I violated both of her commandments and ended up in graduate school instead. And very soon thereafter behind the wheel of a cab. Grumbling about not being on The Daily Show is just another way of reminding myself that no matter what else happens to me, I'll never, to paraphrase William Faulkner, find myself at the beck and call of any son of a bitch with two and a half bucks to sit down in a cab.
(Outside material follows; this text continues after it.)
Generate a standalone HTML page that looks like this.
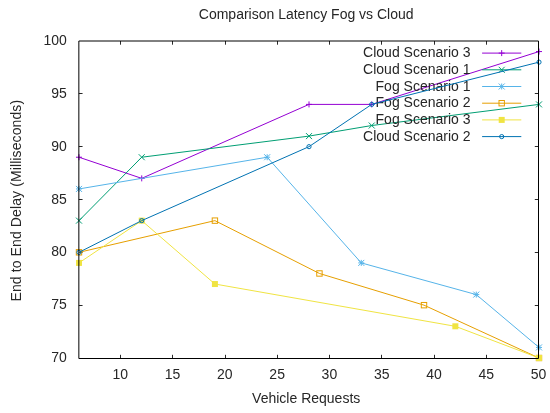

We can see the other side of this kvetch-coin in the shock that went through the Canadian literary world when Alice Munro, who might be well-known in the U.S. but is a genuine celebrity up here in Canada, announced that she was withdrawing her latest collection of short stories from consideration for this year's Giller Prize. The Giller is the most prestigious fiction prize in English-speaking Canada and Munro's withdrawal before the list of nominees had even been announced is the equivalent of Philip Roth's refusing to allow The Humbling even to be nominated for a National Book Award or Pulitzer. Munro has withdrawn from Giller competition before -- she did so in 2006 in order to serve on the jury -- but her rationale this time was entirely different. According to her publisher, "She has won twice and would like to leave the field to younger writers." She doesn't need the money; she doesn't need the exposure. She'd like to give someone else the chance to kvetch about the pressures of real fame.

When I complain, I do it because I'm human. But Alice Munro has learned to kvetch like a mentsh.